As dificuldades que têm surgido contra essa mediação universal são certamente menores se comparadas àquelas formuladas no século XIII contra a Imaculada Conceição, que, no entanto, foi definida como dogma de fé.

Admite-se também geralmente hoje a definibilidade da Assunção, cuja festa, que remonta pelo menos ao século VIII, é um testemunho da Tradição.

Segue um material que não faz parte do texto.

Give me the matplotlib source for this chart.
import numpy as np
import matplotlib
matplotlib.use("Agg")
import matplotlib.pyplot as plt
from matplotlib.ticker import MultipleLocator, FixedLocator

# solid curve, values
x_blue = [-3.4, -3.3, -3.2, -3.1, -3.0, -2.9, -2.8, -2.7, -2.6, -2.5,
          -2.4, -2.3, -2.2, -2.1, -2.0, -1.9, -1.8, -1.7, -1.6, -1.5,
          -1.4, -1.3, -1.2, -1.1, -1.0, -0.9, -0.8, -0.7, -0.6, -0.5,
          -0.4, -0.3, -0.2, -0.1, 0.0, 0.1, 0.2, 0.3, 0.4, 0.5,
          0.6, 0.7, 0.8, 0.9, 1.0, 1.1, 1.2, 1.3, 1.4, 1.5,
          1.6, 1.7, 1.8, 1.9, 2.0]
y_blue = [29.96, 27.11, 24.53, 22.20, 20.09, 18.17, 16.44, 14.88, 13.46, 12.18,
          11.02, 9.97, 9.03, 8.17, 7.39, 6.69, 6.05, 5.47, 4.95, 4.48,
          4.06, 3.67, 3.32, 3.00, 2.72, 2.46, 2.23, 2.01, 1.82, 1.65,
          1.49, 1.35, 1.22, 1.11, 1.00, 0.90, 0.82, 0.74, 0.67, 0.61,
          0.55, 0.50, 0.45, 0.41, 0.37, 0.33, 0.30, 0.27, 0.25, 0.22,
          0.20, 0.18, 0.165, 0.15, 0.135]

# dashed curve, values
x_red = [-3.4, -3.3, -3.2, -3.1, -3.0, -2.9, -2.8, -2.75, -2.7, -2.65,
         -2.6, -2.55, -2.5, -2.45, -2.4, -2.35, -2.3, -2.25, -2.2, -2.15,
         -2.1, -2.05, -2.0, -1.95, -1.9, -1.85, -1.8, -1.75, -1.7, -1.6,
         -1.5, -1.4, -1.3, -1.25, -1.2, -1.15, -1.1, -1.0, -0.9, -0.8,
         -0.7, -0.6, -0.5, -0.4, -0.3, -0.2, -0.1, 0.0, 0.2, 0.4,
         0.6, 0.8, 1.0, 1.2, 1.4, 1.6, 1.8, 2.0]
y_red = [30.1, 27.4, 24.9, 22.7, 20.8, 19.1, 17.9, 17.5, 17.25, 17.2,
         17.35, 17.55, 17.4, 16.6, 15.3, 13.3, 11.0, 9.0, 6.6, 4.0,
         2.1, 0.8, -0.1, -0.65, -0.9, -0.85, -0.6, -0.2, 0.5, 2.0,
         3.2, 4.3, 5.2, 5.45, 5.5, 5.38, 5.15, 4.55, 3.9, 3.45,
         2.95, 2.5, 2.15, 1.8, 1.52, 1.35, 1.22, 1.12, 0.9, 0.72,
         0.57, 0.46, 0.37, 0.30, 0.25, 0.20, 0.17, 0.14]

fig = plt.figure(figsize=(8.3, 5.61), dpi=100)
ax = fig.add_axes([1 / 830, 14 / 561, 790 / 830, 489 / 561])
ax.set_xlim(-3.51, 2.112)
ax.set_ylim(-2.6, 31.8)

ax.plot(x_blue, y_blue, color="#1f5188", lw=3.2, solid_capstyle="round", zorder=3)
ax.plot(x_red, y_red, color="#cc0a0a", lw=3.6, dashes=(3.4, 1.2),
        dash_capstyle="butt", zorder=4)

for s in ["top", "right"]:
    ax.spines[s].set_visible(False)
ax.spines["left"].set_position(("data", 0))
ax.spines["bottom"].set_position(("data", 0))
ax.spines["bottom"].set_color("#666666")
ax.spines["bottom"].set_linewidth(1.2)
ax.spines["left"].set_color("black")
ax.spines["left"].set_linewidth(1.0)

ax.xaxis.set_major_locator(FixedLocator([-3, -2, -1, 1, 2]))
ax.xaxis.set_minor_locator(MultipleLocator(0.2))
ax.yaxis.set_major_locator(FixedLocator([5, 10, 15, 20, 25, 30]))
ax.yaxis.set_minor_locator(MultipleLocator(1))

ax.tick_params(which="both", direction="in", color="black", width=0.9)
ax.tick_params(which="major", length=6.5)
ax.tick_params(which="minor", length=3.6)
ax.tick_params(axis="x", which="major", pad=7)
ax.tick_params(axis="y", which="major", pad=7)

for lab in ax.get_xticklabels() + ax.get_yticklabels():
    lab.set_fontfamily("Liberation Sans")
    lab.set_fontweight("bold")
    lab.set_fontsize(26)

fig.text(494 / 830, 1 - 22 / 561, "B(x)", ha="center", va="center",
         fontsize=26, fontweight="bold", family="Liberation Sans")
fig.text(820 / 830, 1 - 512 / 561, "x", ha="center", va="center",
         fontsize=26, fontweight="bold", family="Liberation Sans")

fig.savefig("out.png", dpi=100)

Ora, a mediação universal de Maria aparece ainda mais certa pelos princípios que a fundamentam: a Maternidade Divina e a maternidade espiritual com relação a todos os homens, e mais certa ainda pelos documentos da mais remota tradição onde se opõe Eva a Maria.

A Mediação universal da Santíssima Virgem tem sido muito menos atacada que a Imaculada Conceição e a Assunção; já é muito certa pelo Magistério ordinário da Igreja e só nos resta desejar sua definição para melhor promover a devoção de todos em relação àquela que é verdadeiramente a Mãe espiritual de todos os homens e que vela incessantemente por eles.

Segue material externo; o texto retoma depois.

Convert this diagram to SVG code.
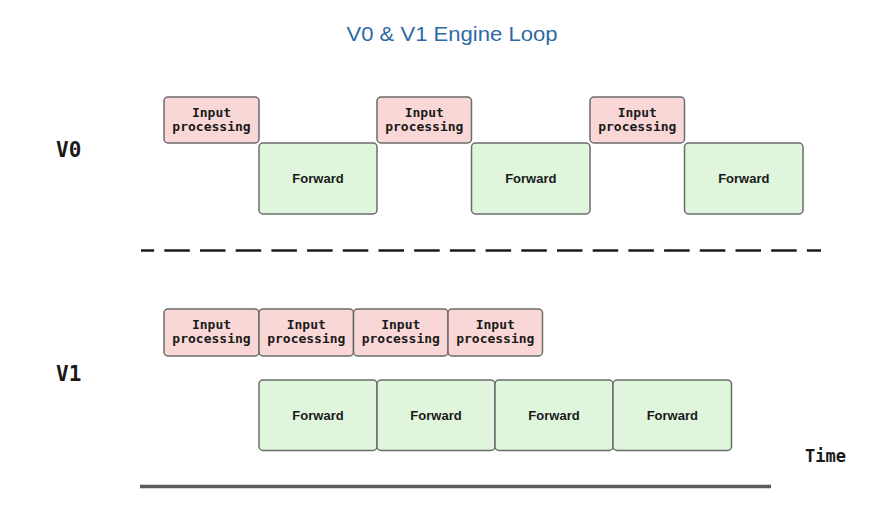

Essa mediação, longe de obscurecer a de Nosso Senhor, manifesta seu resplendor, uma vez que os maiores méritos suscitados por Jesus Cristo são aqueles da Sua Santa Mãe, e Ele é quem lhe comunica a dignidade da causalidade na ordem da santificação e da salvação. A história demonstra, ademais, que precisamente as nações que perderam a fé na divindade de Jesus Cristo primeiro abandonaram a devoção à Sua Santíssima Mãe, enquanto que as nações que mais exaltaram a Mãe de Deus têm conservado a fé no dogma da Encarnação redentora. O anglicano Pusey condenou esta frase de Faber: “Jesus fica encoberto porque Maria é mantida em segundo plano”. Newman respondeu: “Como atestado pela história, essa verdade fez-se manifesta pela vida e pelos escritos dos santos que viveram no período moderno”15. E cita como exemplo Santo Afonso de Ligório e São Paulo da Cruz, cujo amor fervoroso a Jesus Redentor era inseparável de uma grande devoção a Maria.

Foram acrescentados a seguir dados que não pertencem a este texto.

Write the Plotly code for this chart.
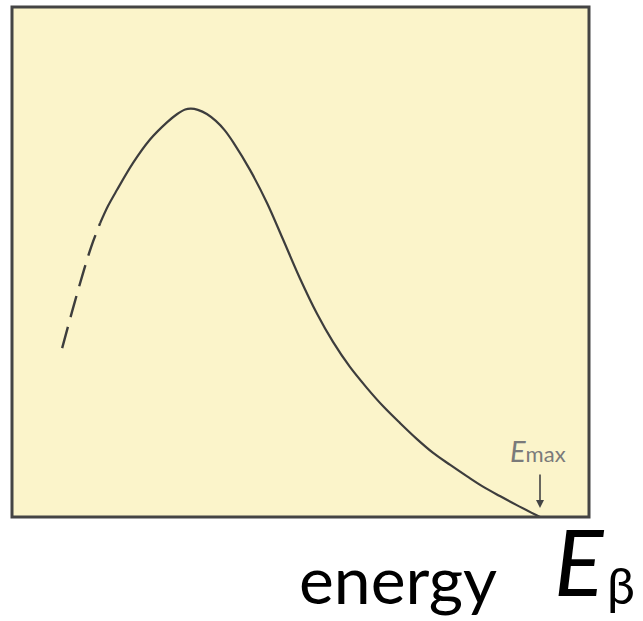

Esses fatos demonstram uma vez mais que o verdadeiro culto dado à Mãe de Deus, assim como o influxo que ela mesma exerce sobre nós, conduz inevitavelmente à intimidade com Jesus. Longe de diminuí-la, mais a consolida, e a torna mais profunda e frutuosa, como a influência da Santa Alma do Salvador aumenta em nós a união com a Santíssima Trindade.

A universalidade dessa mediação ficará cada vez mais clara quando considerarmos Maria como Mãe de Misericórdia e a extensão de sua realeza universal.

  1. 1. Foi negada pelos jansenistas, que quiseram modificar, no Ave Maris Stella, o versículo Bona cuncta posce, com o qual suplicamos a Maria que peça para nós todas as graças que devem conduzir-nos a Deus.
  2. 2. Denzinger, nº 3033.
  3. 3. Encíclica Octobri mense, de 22 de setembro de 1891 (Denzinger, nº 3033): “Nada se nos distribui senão por meio de Maria, porque assim Deus o quer; de modo que, como ninguém pode chegar ao sumo Pai senão pelo Filho, assim ninguém pode chegar a Cristo senão por Maria”.
  4. 4. Idem.
  5. 5. Cf. denzinger, 3034: “A dispensadora de todos os bens que Jesus nos adquiriu por sua morte e seu sangue”. Encíclica Ad diem, de 2 de fevereiro de 1904
  6. 6. Cf. Dict. de Théol. cath., art. Marie (e. dublanchy), col. 2403: essa doutrina da mediação universal de todas as graças “é verdadeira sobre todas as graças sobrenaturais provenientes da redenção de Jesus Cristo. A conclusão, sem nenhuma restrição, deve aplicar-se às graças conferidas pelos sacramentos, no sentido de que as disposições que devem ser levadas para sua recepção e das quais depende a produção sacramental da graça são obtidas pela intercessão de Maria”.
  7. 7. Cf. merkelbach, Mariologia, p. 375.
  8. 8. Isso é o que afirma santo anselmo ao dizer (orat. 46): 

    Te tacente, nullus (sanctus) orabit, nullus invocabit. 

    Te orante, omnes orabunt, omnes invocabunt.

  9. 9. Marie, pleine de grâce, 5.ª edic., 1926, p. 201.
  10. 10. Epist. 52 e Opusc. XXIV: Disput. de variis apparit. et miraculis.
  11. 11. As Glórias de Maria, 1ª parte, c. VIII.
  12. 12. Cf. merkelbach, Mariologia, p. 377.
  13. 13. Mariale, q. 29, 33, 147, 150, 164.
  14. 14. Serm. I, in Nat. Dom.
  15. 15. Certain difficulties felt by anglicans in catholic teaching considered, Londres, 1910, t. II, pp. 91 ss.